What did you grow up listening to?
I grew up listening to early 2000s singer-songwriters like Jack Johnson and John Mayer because those were artists my dad was discovering at the time. I also listened to a lot of late 60s and early 70s rock & roll, particularly the Beatles.
How would you describe your sound?
Southern singer-songwriter country rock. Say that 10 times fast.
Where’s the most unexpected place music has taken you?
Warsaw, NY, in the middle of nowhere upstate New York. We were hungry and a few hours outside of our destination, so we pulled over. We found a small pub where we ate onion rings and drank beer. There was 6 inches of snow on the ground. A memory I'll never forget.
If you had to make a mixtape for Holler readers of all your favourite songs what would be on it?
Any song by Roger Miller, Kitty Wells, Lynyrd Skynyrd, Credence Clearwater Revival and the Beatles.
How was it making Long Way From Home?
One of the greatest experiences of my life. I had so much fun putting all of the pieces together. The result, this album, was unimaginable.

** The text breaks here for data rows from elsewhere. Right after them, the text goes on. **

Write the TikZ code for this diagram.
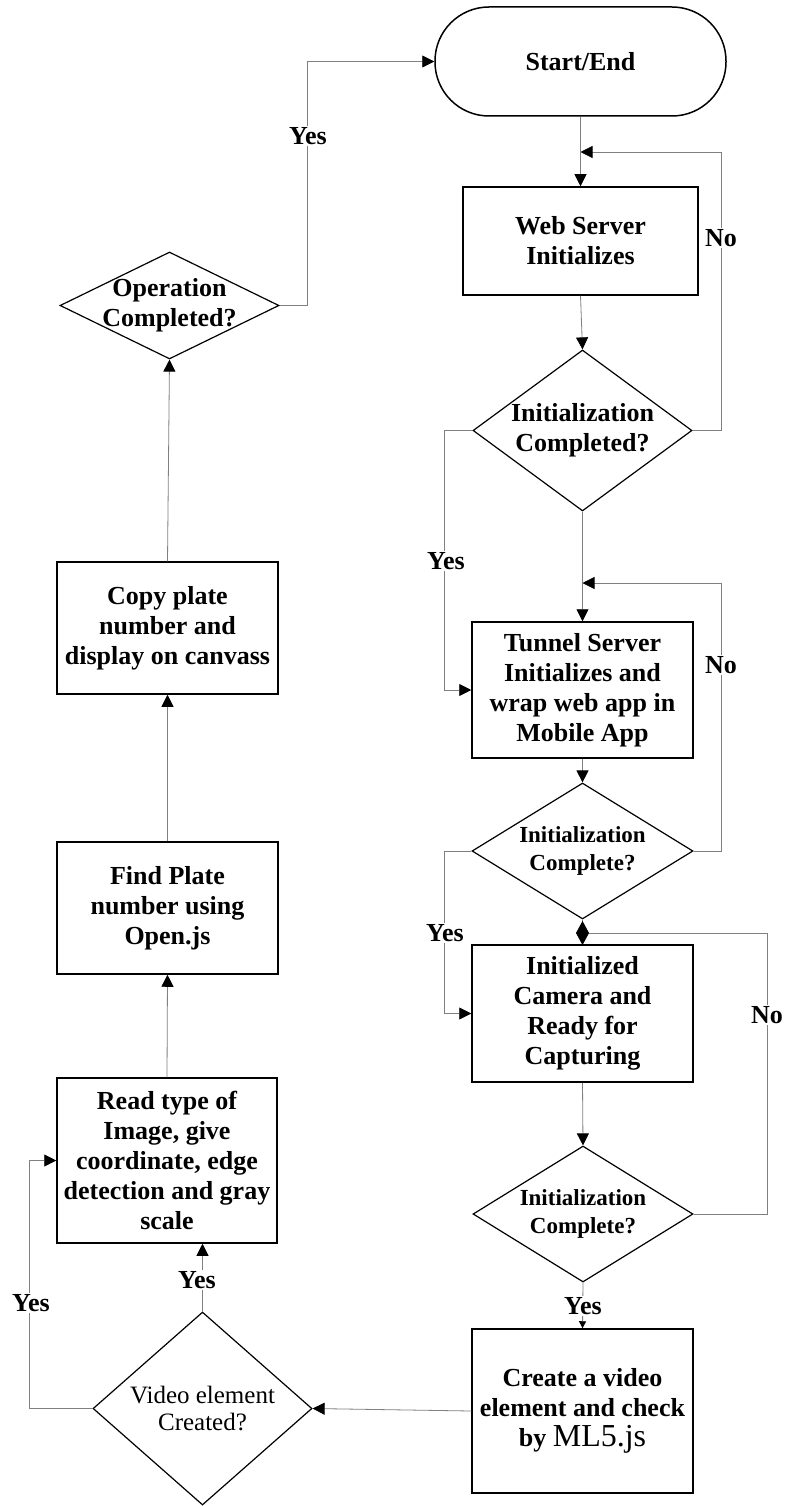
\documentclass[tikz,border=0pt]{standalone}
\usepackage{fontspec}
\setmainfont{Liberation Serif}
\usetikzlibrary{arrows.meta,shapes.geometric}
\begin{document}
\begin{tikzpicture}[x=1pt,y=-1pt,
  conn/.style={draw=gray, line width=0.8pt, -{Triangle[length=12pt,width=12pt,color=black]}},
  smallconn/.style={draw=gray, line width=0.8pt, -{Triangle[length=7pt,width=7pt,color=black]}},
  plain/.style={draw=gray, line width=0.8pt},
  box/.style={draw, line width=1.5pt, inner sep=0pt, align=center, font=\bfseries\fontsize{26}{30}\selectfont},
  dia/.style={draw, shape=diamond, line width=1.2pt, inner sep=0pt},
  dtxt/.style={align=center, inner sep=0pt, font=\bfseries\fontsize{26}{30}\selectfont},
  dtxtsmall/.style={align=center, inner sep=0pt, font=\bfseries\fontsize{23}{28}\selectfont},
  dtxtreg/.style={align=center, inner sep=0pt, font=\fontsize{25}{27}\selectfont},
  lbl/.style={fill=white, inner sep=1pt, font=\bfseries\fontsize{26}{28}\selectfont}]
\useasboundingbox[fill=white] (0,0) rectangle (785,1506);

% nodes
\node[box, rounded corners=54pt, minimum width=291pt, minimum height=109pt] (start) at (580.5,61.5) {Start/End};
\node[box, minimum width=235pt, minimum height=108pt] (web) at (580.5,241) {Web Server\\Initializes};
\node[dia, minimum width=219pt, minimum height=161pt] (d1) at (582.5,430.5) {};
\node[dtxt] (d1t) at (d1) {Initialization\\Completed?};
\node[box, minimum width=221pt, minimum height=136pt] (tunnel) at (582.5,690) {Tunnel Server\\Initializes and\\wrap web app in\\Mobile App};
\node[dia, minimum width=221pt, minimum height=136pt] (d2) at (582.5,851) {};
\node[dtxtsmall] (d2t) at (d2) {Initialization\\Complete?};
\node[box, minimum width=221pt, minimum height=137pt] (camera) at (582.5,1013.5) {Initialized\\Camera and\\Ready for\\Capturing};
\node[dia, minimum width=220pt, minimum height=136pt] (d3) at (583,1214) {};
\node[dtxtsmall] (d3t) at (d3) {Initialization\\Complete?};
\node[box, minimum width=221pt, minimum height=164pt] (create) at (582.5,1411) {Create a video\\element and check\\by {\mdseries\fontsize{32}{32}\selectfont ML5.js}};
\node[dia, minimum width=219pt, minimum height=193pt] (d4) at (202.5,1408.5) {};
\node[dtxtreg] (d4t) at (d4) {Video element\\Created?};
\node[box, minimum width=220pt, minimum height=165pt] (read) at (167,1160.5) {Read type of\\Image, give\\coordinate, edge\\detection and gray\\scale};
\node[box, minimum width=221pt, minimum height=132pt] (find) at (167.5,908) {Find Plate\\number using\\Open.js};
\node[box, minimum width=221pt, minimum height=132pt] (copy) at (167.5,628) {Copy plate\\number and\\display on canvass};
\node[dia, minimum width=219pt, minimum height=107pt] (dop) at (169.5,305.5) {};
\node[dtxt] (dopt) at (dop) {Operation\\Completed?};

% junction points
\coordinate (j1) at (580.5,152);
\coordinate (j2) at (582.5,583);
\coordinate (j3) at (576,933);

% connectors
\draw[conn] (start.south) -- (web.north);
\draw[conn] (d1.east) -- ++(28.5,0) |- (j1);
\draw[conn] (web.south) -- (d1.north);
\draw[conn] (d1.west) -- ++(-28,0) |- (tunnel.west);
\draw[conn] (d1.south) -- (tunnel.north);
\draw[conn] (d2.east) -- ++(28,0) |- (j2);
\draw[conn] (tunnel.south) -- (d2.north);
\draw[conn] (d2.west) -- ++(-27,0) |- (camera.west);
\draw[plain] (d2.south) -- (camera.north);
\draw[draw=gray, line width=0.8pt, -{Diamond[length=13pt,width=24pt,color=black]}] (d3.east) -- ++(74,0) |- (j3);
\draw[conn] (camera.south) -- (d3.north);
\draw[smallconn] (d3.south) -- (create.north);
\draw[conn] (create.west) -- (d4.east);
\draw[conn] (d4.north) -- (d4.north |- read.south);
\draw[conn] (d4.west) -- ++(-63,0) |- (read.west);
\draw[conn] (read.north) -- (find.south);
\draw[conn] (find.north) -- (copy.south);
\draw[conn] (copy.north) -- (dop.south);
\draw[conn] (dop.east) -- ++(28,0) |- (start.west);

% labels
\node[lbl] (y1) at (308,136) {Yes};
\node[lbl] (n1) at (721,238) {No};
\node[lbl] (y2) at (446,561) {Yes};
\node[lbl] (n2) at (721,665) {No};
\node[lbl] (y3) at (445,933) {Yes};
\node[lbl] (n3) at (767,1015) {No};
\node[lbl] (y4) at (583,1306) {Yes};
\node[lbl] (y5) at (197,1280) {Yes};
\node[lbl] (y6) at (31,1303) {Yes};
\end{tikzpicture}
\end{document}
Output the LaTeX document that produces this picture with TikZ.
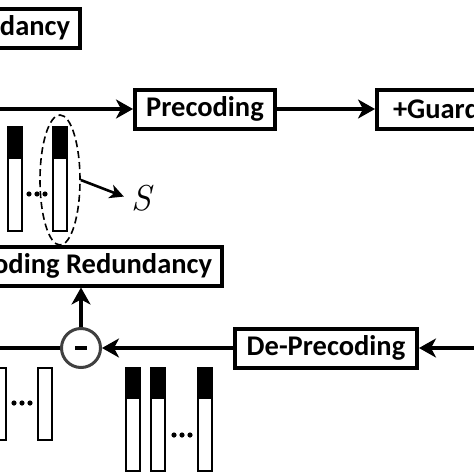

If you could time travel back to any time when would you travel back to?
I would go to the 1920s. I love that era. I think it would have been fun to walk the dirt or cobblestone streets right next to trolley cars.
Which person from history would you most like to meet?
President Theodore Roosevelt.
What would be your Spice Girls style nickname?
I'd keep it classic and go J Spice.
What advice would you give to the younger you?
Keep going. It gets better, I promise.
What’s next for you?
Touring the world and many more albums. I mean, that's the plan.
Long Way From Home is release on January 27th on Mulberry Records.